When I was a kid, my mom used to have to drive about 40 minutes to get to the nearest quality health food store. It was always a fun outing for me and my sisters, but it took a lot of time out of her life about once every other week.
Remember when you could only get healthy packaged foods and body-care products at something called a "health food store"? This was back when food that was organic, gluten-free, vegan, or just plain good-for-you was considered a "specialty" item, and wasn't popular enough to deserve a place on mainstream supermarket shelves.
These days, there's a lovely well-stocked food co-op in my parents' town, organic sections in most mainstream supermarkets, and plenty of Whole Foods across the country, too. But one old-school truth remains: Health food is usually more expensive. And since I stick to a gluten-free diet and like to eat fancy/healthy/specialty food, my grocery bill can be shockingly high—unless I order my monthly haul from an online health food store called Thrive Market for about 25% cheaper.

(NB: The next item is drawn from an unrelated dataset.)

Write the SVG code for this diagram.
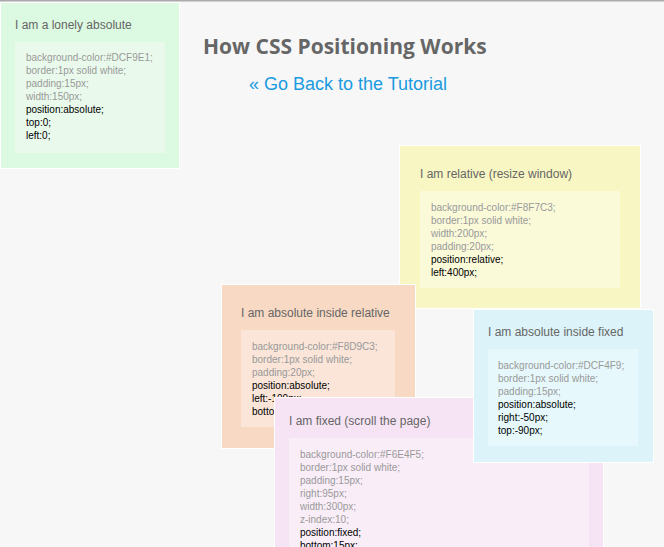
<svg xmlns="http://www.w3.org/2000/svg" width="664" height="547" viewBox="0 0 664 547">
<style>
text{font-family:"Liberation Sans",Arial,sans-serif}
.t{font-size:12px;fill:#666}
.g{font-size:10px;fill:#999}
.k{font-size:10px;fill:#000}
.box{stroke:#fff;stroke-width:1}
</style>
<rect width="664" height="547" fill="#f7f7f7"/>
<rect width="664" height="1.5" fill="#aaa"/>
<g id="lonely">
<rect class="box" x="0.5" y="2.5" width="179" height="166" fill="#DCF9E1"/>
<rect x="15" y="42" width="150" height="111" fill="#E9FAEC"/>
<text class="t" x="15" y="29">I am a lonely absolute</text>
<text class="g" x="26" y="61">background-color:#DCF9E1;</text>
<text class="g" x="26" y="74">border:1px solid white;</text>
<text class="g" x="26" y="87">padding:15px;</text>
<text class="g" x="26" y="100">width:150px;</text>
<text class="k" x="26" y="113">position:absolute;</text>
<text class="k" x="26" y="126">top:0;</text>
<text class="k" x="26" y="139">left:0;</text>
</g>
<g id="header">
<text x="203" y="54" font-size="21" font-weight="bold" fill="#666" style="font-family:'Open Sans','Liberation Sans',sans-serif">How CSS Positioning Works</text>
<text x="249" y="90" font-size="18" fill="#1a9be0">« Go Back to the Tutorial</text>
</g>
<g id="relative">
<rect class="box" x="399.5" y="145.5" width="241" height="163" fill="#F8F7C3"/>
<rect x="420" y="191" width="200" height="97" fill="#FAFAD9"/>
<text class="t" x="420" y="178">I am relative (resize window)</text>
<text class="g" x="431" y="211">background-color:#F8F7C3;</text>
<text class="g" x="431" y="224">border:1px solid white;</text>
<text class="g" x="431" y="237">width:200px;</text>
<text class="g" x="431" y="250">padding:20px;</text>
<text class="k" x="431" y="263">position:relative;</text>
<text class="k" x="431" y="276">left:400px;</text>
</g>
<g id="absrel">
<rect class="box" x="221.5" y="284.5" width="194" height="164" fill="#F8D9C3"/>
<rect x="241" y="330" width="154" height="97" fill="#FAE5D8"/>
<text class="t" x="241" y="317">I am absolute inside relative</text>
<text class="g" x="252" y="350">background-color:#F8D9C3;</text>
<text class="g" x="252" y="363">border:1px solid white;</text>
<text class="g" x="252" y="376">padding:20px;</text>
<text class="k" x="252" y="389">position:absolute;</text>
<text class="k" x="252" y="402">left:-100px;</text>
<text class="k" x="252" y="415">bottom:-20px;</text>
</g>
<g id="fixed">
<rect class="box" x="274.5" y="397.5" width="329" height="160" fill="#F6E4F5"/>
<rect x="289" y="438" width="300" height="120" fill="#F9EDF8"/>
<text class="t" x="289" y="425">I am fixed (scroll the page)</text>
<text class="g" x="300" y="458">background-color:#F6E4F5;</text>
<text class="g" x="300" y="471">border:1px solid white;</text>
<text class="g" x="300" y="484">padding:15px;</text>
<text class="g" x="300" y="497">right:95px;</text>
<text class="g" x="300" y="510">width:300px;</text>
<text class="g" x="300" y="523">z-index:10;</text>
<text class="k" x="300" y="536">position:fixed;</text>
<text class="k" x="300" y="549">bottom:15px;</text>
</g>
<g id="absfixed">
<rect class="box" x="473.5" y="309.5" width="180" height="153" fill="#DCF4F9"/>
<rect x="488" y="349" width="150" height="97" fill="#E6F8FB"/>
<text class="t" x="488" y="336">I am absolute inside fixed</text>
<text class="g" x="498" y="369">background-color:#DCF4F9;</text>
<text class="g" x="498" y="382">border:1px solid white;</text>
<text class="g" x="498" y="395">padding:15px;</text>
<text class="k" x="498" y="408">position:absolute;</text>
<text class="k" x="498" y="421">right:-50px;</text>
<text class="k" x="498" y="434">top:-90px;</text>
</g>
<g id="connectors"/>
</svg>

And yes, I am completely evangelical about Thrive Market. Here I go:
Thrive Market is just like your favorite health food store, but you can shop it anywhere from your computer or your phone, and they'll deliver to anywhere in the contiguous US. We're not talking instant delivery: it takes a few days for your package to arrive in the mail, but it's still very convenient. Especially if you live somewhere where the nearest health food store is more than a 40-minute drive away.
They don't sell perishables, which makes shipping by normal mail easier. But they do have pretty much every nonperishable specialty food and health food item you might need, and most of them way cheaper than you can find elsewhere. My favorite brand of fish sauce is $2 cheaper than it is at my local Whole Foods, and Coconut Mana (one of my favorite smoothie additives) costs $8.45 at Thrive vs. $11.99 at my local Whole Foods. I go through a lot of almond flour in my house, and on Thrive it's constantly at least $3 cheaper per bag than anywhere else I can find it. I also use Thrive to buy most of my vitamins and supplements and organic body care products —and save a lot of money that way, too.
Thrive also has their own expanding line of products. Recently I've become a devoted fan of their almond butter ($10.49) which is nice and spreadable and has a very fresh almond flavor.
Just like many old-school food co-ops, there is an annual membership fee to shop Thrive. They offer a free 30-day trial, then it's $59.95 to join for the year. But once you get hooked, the savings add up quickly. My only complaint is all the packaging that comes with each delivery—but all my products arrive unscathed every time, and it's all recyclable, so I guess it's worth it. And where else do you know that you can always find an 11-ounce jar of cage-free duck fat for $7.45?